Steps to convert Star dict dictionary files into mdx format:

1) download the dictionary files in tarbal format from http://stardict.sourceforge.net/Dictionaries.php
here we use 4JWORDS (4-kanji ideomatic expressions and proverbs)
from
http://stardict.sourceforge.net/Dictionaries_ja.php as example

2) extract the file into a temporary directory for example: c:\temp
There should be 3 files in c:\temp now:
4jword3.dict.dz
4jword3.idx
4jword3.ifo

4) copy the "convstar.exe" and "star_style.txt" into c:\temp too. You will find these files in mdxbuilder, convstar folder.

5) run command prompt (you will find it on windows XP on start/all programs/accessories)
command promp must show the path c:\temp> (because the files you want to convert are there)

then write : convstar 4jword3.ifo k2e.txt
You will obtain a new file in yuor temp folder named k2e.txt

6) Run MdxConvert, fill in these parameters:
Source: C:\temp\k2e.txt
Target: C:\temp\JMDict4k2e.mdx
Style: C:\temp\star_style.txt
Original Format: MDict(Compact HTML)
Encoding: UTF-8(Unicode) <---Must use UTF-8 for all stardict dictionaries
Title: JMDict japanese 4 kanjis to english
Description: <font size=5 color=red> japanese 4 kanjis to english</font>
don't touch the rest :)

7) Click Start

8) Done.

Note: Some dictionaries contains International phonetic alphabets(IPA) symbols, to display them correctly, you need to install true type fonts which support IPA, for example the Lucida Sans Unicode font in win98/2000/XP
( copy the windows\fonts\l_10646.ttf into PDAs \windows\ or \windows\fonts\, may need to soft reset your pocket pc)


Voila monsieur, it is done.:)

If, still, there is a dictionary you would like but you don't feel like you can do it, I can try to upload converted files here (if it is OK with Xda-developers).


Cheers !
 
Last edited:

dam

Senior Member
Nov 21, 2006
65
3
Tokyo
nice !

Thank you, I wil try to post more useful post on that subject !

cheers :)
 
Last edited:

Curious D

Senior Member
Dec 15, 2006
151
0
If, still, there is a dictionary you would like but you don't feel like you can do it, I can try to upload converted files here (if it is OK with Xda-developers).


Cheers !

Hi.
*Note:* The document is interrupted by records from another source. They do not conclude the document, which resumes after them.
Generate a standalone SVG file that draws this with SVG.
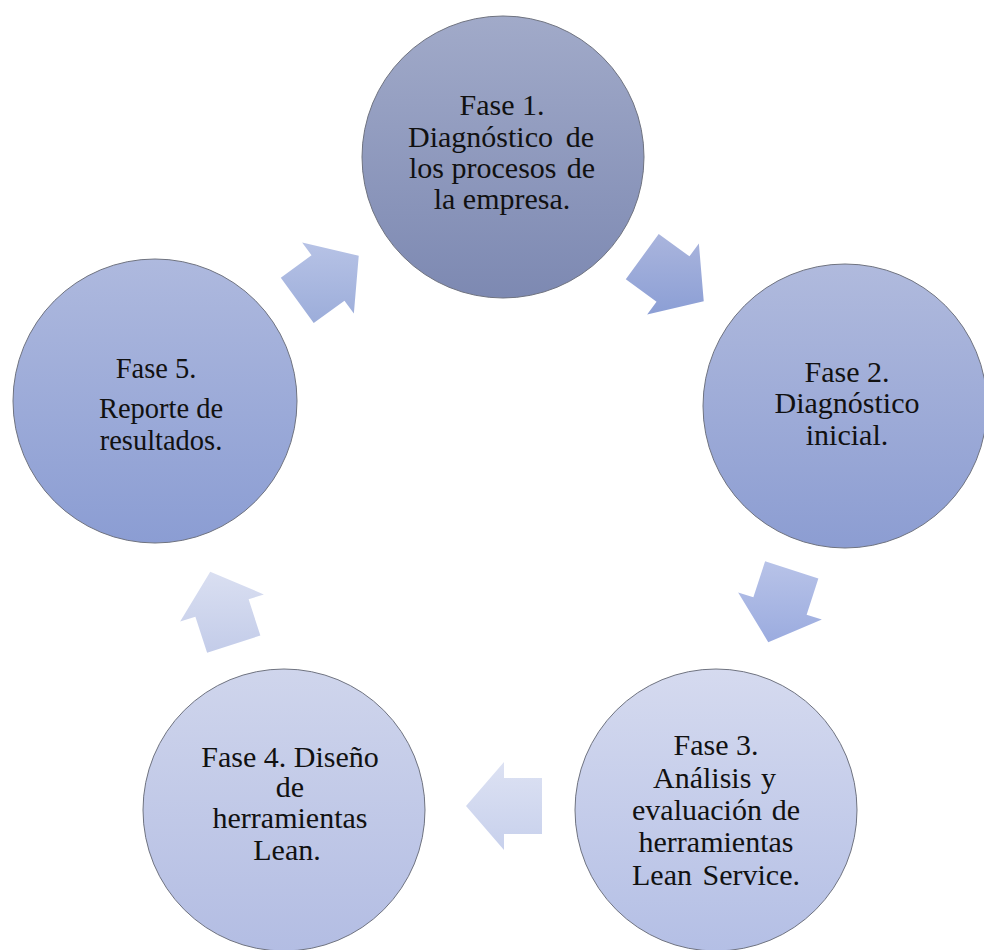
<svg xmlns="http://www.w3.org/2000/svg" width="984" height="950" viewBox="0 0 984 950">
  <style>
    .disc { stroke: #6f7380; stroke-width: 1; }
    .lbl { font-family: "Liberation Serif", "Times New Roman", serif; font-size: 30px; fill: #111; text-anchor: middle; }
    .lbl5 { font-size: 28.5px; }
    .l { text-anchor: start; }
    .r { text-anchor: end; }
  </style>
  <defs>
    <!-- circle fills, top to bottom -->
    <linearGradient id="g1" x1="0" y1="0" x2="0" y2="1">
      <stop offset="0" stop-color="#a1aac9"/>
      <stop offset="1" stop-color="#7d89b2"/>
    </linearGradient>
    <linearGradient id="g2" x1="0" y1="0" x2="0" y2="1">
      <stop offset="0" stop-color="#b0badd"/>
      <stop offset="1" stop-color="#8c9dd2"/>
    </linearGradient>
    <linearGradient id="g3" x1="0" y1="0" x2="0" y2="1">
      <stop offset="0" stop-color="#d5daef"/>
      <stop offset="1" stop-color="#b4bfe5"/>
    </linearGradient>
    <linearGradient id="g4" x1="0" y1="0" x2="0" y2="1">
      <stop offset="0" stop-color="#cfd5ec"/>
      <stop offset="1" stop-color="#b3bde3"/>
    </linearGradient>
    <linearGradient id="g5" x1="0" y1="0" x2="0" y2="1">
      <stop offset="0" stop-color="#aeb9de"/>
      <stop offset="1" stop-color="#8b9dd3"/>
    </linearGradient>
    <!-- arrow fills, kept vertical on screen despite rotation -->
    <linearGradient id="a12" gradientUnits="userSpaceOnUse" x1="0" y1="-45" x2="0" y2="45" gradientTransform="rotate(-36)">
      <stop offset="0" stop-color="#aab5dd"/>
      <stop offset="1" stop-color="#889cd4"/>
    </linearGradient>
    <linearGradient id="a23" gradientUnits="userSpaceOnUse" x1="0" y1="-45" x2="0" y2="45" gradientTransform="rotate(-108)">
      <stop offset="0" stop-color="#b8c3e8"/>
      <stop offset="1" stop-color="#98a9de"/>
    </linearGradient>
    <linearGradient id="a34" gradientUnits="userSpaceOnUse" x1="0" y1="-45" x2="0" y2="45" gradientTransform="rotate(-180)">
      <stop offset="0" stop-color="#dde2f3"/>
      <stop offset="1" stop-color="#c7d0ec"/>
    </linearGradient>
    <linearGradient id="a45" gradientUnits="userSpaceOnUse" x1="0" y1="-45" x2="0" y2="45" gradientTransform="rotate(-252)">
      <stop offset="0" stop-color="#dce1f2"/>
      <stop offset="1" stop-color="#c3cce9"/>
    </linearGradient>
    <linearGradient id="a51" gradientUnits="userSpaceOnUse" x1="0" y1="-45" x2="0" y2="45" gradientTransform="rotate(-324)">
      <stop offset="0" stop-color="#bac5e7"/>
      <stop offset="1" stop-color="#9cadda"/>
    </linearGradient>
    <!-- block arrow pointing along +x, centred on the origin -->
    <polygon id="blk" points="-38,-28 0,-28 0,-44 38,0 0,44 0,28 -38,28"/>
  </defs>

  <rect width="984" height="950" fill="#ffffff"/>

  <g id="connectors">
    <use href="#blk" fill="url(#a12)" transform="translate(673,279) rotate(36)"/>
    <use href="#blk" fill="url(#a23)" transform="translate(780,606) rotate(108)"/>
    <use href="#blk" fill="url(#a34)" transform="translate(504,806) rotate(180)"/>
    <use href="#blk" fill="url(#a45)" transform="translate(222,608) rotate(252)"/>
    <use href="#blk" fill="url(#a51)" transform="translate(328,278) rotate(324)"/>
  </g>

  <g id="fase1">
    <circle class="disc" cx="503" cy="157" r="141" fill="url(#g1)"/>
    <text class="lbl" x="502" y="115">Fase 1.</text>
    <text class="lbl l" x="408" y="147">Diagnóstico</text>
    <text class="lbl r" x="594" y="147">de</text>
    <text class="lbl l" x="409" y="178">los procesos</text>
    <text class="lbl r" x="595" y="178">de</text>
    <text class="lbl" x="502" y="209">la empresa.</text>
  </g>

  <g id="fase2">
    <circle class="disc" cx="845" cy="406" r="142" fill="url(#g2)"/>
    <text class="lbl" x="847" y="382">Fase 2.</text>
    <text class="lbl" x="847" y="413">Diagnóstico</text>
    <text class="lbl" x="847" y="445">inicial.</text>
  </g>

  <g id="fase3">
    <circle class="disc" cx="716" cy="810" r="141" fill="url(#g3)"/>
    <text class="lbl" x="716" y="755">Fase 3.</text>
    <text class="lbl l" x="653" y="788">Análisis</text>
    <text class="lbl r" x="776" y="788">y</text>
    <text class="lbl l" x="632" y="820">evaluación</text>
    <text class="lbl r" x="800" y="820">de</text>
    <text class="lbl" x="716" y="852">herramientas</text>
    <text class="lbl l" x="632" y="885">Lean</text>
    <text class="lbl r" x="800" y="885">Service.</text>
  </g>

  <g id="fase4">
    <circle class="disc" cx="284" cy="810" r="141" fill="url(#g4)"/>
    <text class="lbl" x="290" y="767">Fase 4. Diseño</text>
    <text class="lbl" x="290" y="797">de</text>
    <text class="lbl" x="290" y="828">herramientas</text>
    <text class="lbl" x="287" y="860">Lean.</text>
  </g>

  <g id="fase5">
    <circle class="disc" cx="155" cy="401" r="142" fill="url(#g5)"/>
    <text class="lbl lbl5" x="156" y="378">Fase 5.</text>
    <text class="lbl lbl5" x="161" y="418">Reporte de</text>
    <text class="lbl lbl5" x="161" y="450">resultados.</text>
  </g>
</svg>
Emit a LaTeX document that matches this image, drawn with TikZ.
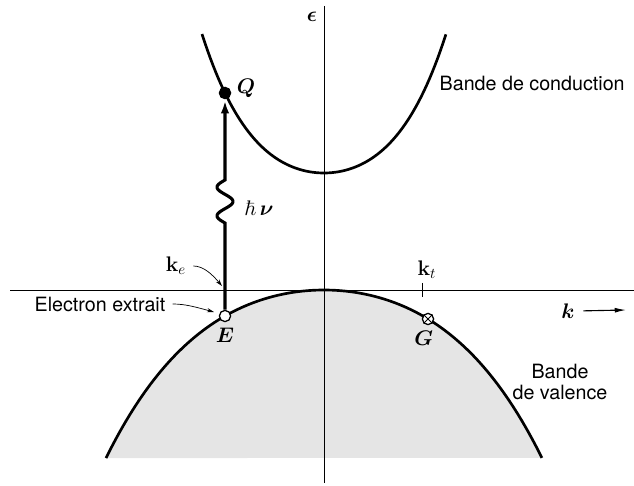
\RequirePackage{fix-cm}
\documentclass[tikz,border=0pt]{standalone}
\usepackage{amssymb}
\usepackage[no-math]{fontspec}
\setmainfont{TeX Gyre Heros}
\usetikzlibrary{positioning, arrows.meta}

\begin{document}
\begin{tikzpicture}[x=0.025cm, y=-0.025cm, node distance=3pt,
  band/.style={line width=1.9pt},
  axis/.style={line width=0.6pt},
  leader/.style={line width=0.5pt, shorten <=4pt, -{Stealth[length=5pt, width=3pt]}},
  lbl/.style={font=\fontsize{14}{15}\selectfont, inner sep=1pt},
  sym/.style={font=\fontsize{15}{17}\selectfont\boldmath, inner sep=1pt},
  vec/.style={font=\fontsize{15}{17}\selectfont, inner sep=1pt},
  dot/.style={circle, draw, line width=0.9pt, minimum size=8pt, inner sep=0pt}]
\useasboundingbox (0,0) rectangle (634,486);

% valence band
\fill[black!10] plot[domain=-2.18:2.18, samples=90]
  ({324+100*\x},{290+24.24*\x*\x+2.34*\x*\x*\x*\x}) -- cycle;
\draw[band] plot[domain=-2.18:2.18, samples=90]
  ({324+100*\x},{290+24.24*\x*\x+2.34*\x*\x*\x*\x});

% axes
\coordinate (kleft) at (10,290);
\coordinate (kright) at (634,290);
\coordinate (etop) at (324,6);
\coordinate (ebot) at (324,483);
\draw[axis] (kleft) -- (kright);
\draw[axis] (etop) -- (ebot);
\node[sym] (eps) at (312,17) {$\epsilon$};

% conduction band
\draw[band] plot[domain=-1.22:1.22, samples=90]
  ({324+100*\x},{173-58.93*\x*\x-23.15*\x*\x*\x*\x});
\node[lbl, anchor=west] (cond) at (438,83) {Bande de conduction};
\node[lbl, align=center] (val) at (560,382) {Bande\\de valence};

% states
\node[dot, fill=black] (Q) at (225,93) {};
\node[dot, fill=white] (E) at (225,316) {};
\node[dot, fill=white] (G) at (428,319) {};
\draw[line width=0.6pt] (G.45) -- (G.225) (G.135) -- (G.315);
\node[sym] (Qlbl) at (246,88) {$Q$};
\node[sym, below=of E] (Elbl) {$E$};
\node[sym, below=of G, xshift=-3pt] (Glbl) {$G$};

% photon
\coordinate (wbot) at (225,223);
\draw[line width=2.2pt, shorten >=1pt, -{Latex[length=9pt, width=6pt]}]
  (E.north) -- (wbot) -- plot[domain=0:1, samples=40] ({225-8*sin(540*\x)},{223-43*\x}) -- (Q.south);
\node[sym] (hnu) at (259,208) {$\hbar\,\nu$};

% wave vectors
\node[vec] (ke) at (176,266) {$\mathbf{k}_e$};
\coordinate (keend) at (222,286);
\draw[leader] (ke.east) to[out=0, in=130] (keend);
\node[lbl] (extr) at (100,304) {Electron extrait};
\coordinate (extrend) at (214,312);
\draw[leader] (extr.east) to[out=0, in=165] (extrend);

\coordinate (kt0) at (422,290);
\draw[axis] (kt0) ++(0,-7) -- ++(0,14);
\node[vec] (kt) at (427,270) {$\mathbf{k}_t$};

\node[sym] (kax) at (568,311) {$k$};
\coordinate (kend) at (626,310);
\draw[line width=0.8pt, shorten <=5pt, -{Latex[length=8pt, width=3.5pt]}] (kax.east) -- (kend);
\end{tikzpicture}
\end{document}
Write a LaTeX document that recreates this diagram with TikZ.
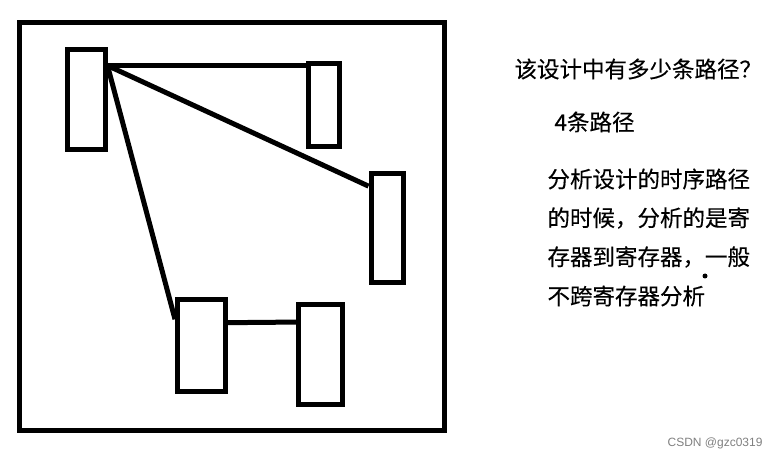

I hope you are still around to see this request. I like WordNet and I see that WordNet is up to 2.1 while the one that is available is 2.0. I was wondering if you knew how to create the 2.1 database as the files are not quite the same as Stardict. Thanks.

ftp://ftp.cogsci.princeton.edu/pub/wordnet
 

-=Ri/\xim=-

Member
Aug 21, 2007
9
0
Just want to say thanks to dam. Great tutorial, I have just converted the Britannica Concise Encyclopedia from stardict to mdict and it worked like a charm.

-=Ri/\xim=-

P.S. I think the MDXbuilder application has changed since you wrote this tutorial as there is now another input panel called "data" when building the database module. I left this empty since I didn't know what it meant and it made no difference at all.
 

hairyleprechaun

New member
Sep 27, 2007
2
0
dam said
2) extract the file into a temporary directory for example: c:\temp
There should be 3 files in c:\temp now:
4jword3.dict.dz
4jword3.idx
4jword3.ifo

Hello dam, thank you so much for the instructions, but I am having problems extracting the 4JWORDS file. In fact, I don't understand how to extract it. I have tried using WINZIP and a RAR extractor but all to no avail. All I have in my temp directory is the single file that I downloaded from sourceforge "stardict-4jword3-2.4.2.tar.bz2"

Can someone tell me how to extract the 4JWORDS file into the three files
4jword3.dict.dz
4jword3.idx
4jword3.ifo

Thank you so much for your help!

hairyleprechaun
 

hairyleprechaun

New member
Sep 27, 2007
2
0
Hello Everyone,

Well, I managed to get the file properly extracted with 7-Zip and the I was able to create the k2e.txt file using the ConvStar application.

However, I have a problem now. When using the MdxBuilder application, the instructions say that I need to change the character encoding to UTF - 8 for converting stardict databases. Well, in my drop down box under encoding, I only have UTF - 16, ISO 8859-1, and GBK available. I don't have UTF - 8 available in the dropdown encoding box.

Will this cause a problem when converting the file?

I don't know if this will help or not, but on my computer I have Asian Languages turned on, and I often type in Chinese text.

Thanks for any help!
 

Curious D

Senior Member
Dec 15, 2006
151
0
I was looking at the Star Dict website and found Word Net 3.0 in the database. I tried to use Convstar for the wordnet.ifo file, but found that the program was not able to open up the file. Is this program only meant for the Asian languages or is the program just unable to open this particular file? Thanks.
 

corepda

Senior Member
Aug 4, 2007
1,059
34
California
Didn't worked for me mate. Can You plz provide me the link for Wikipedia file of .Mdx, I wish if there is any updation to the database.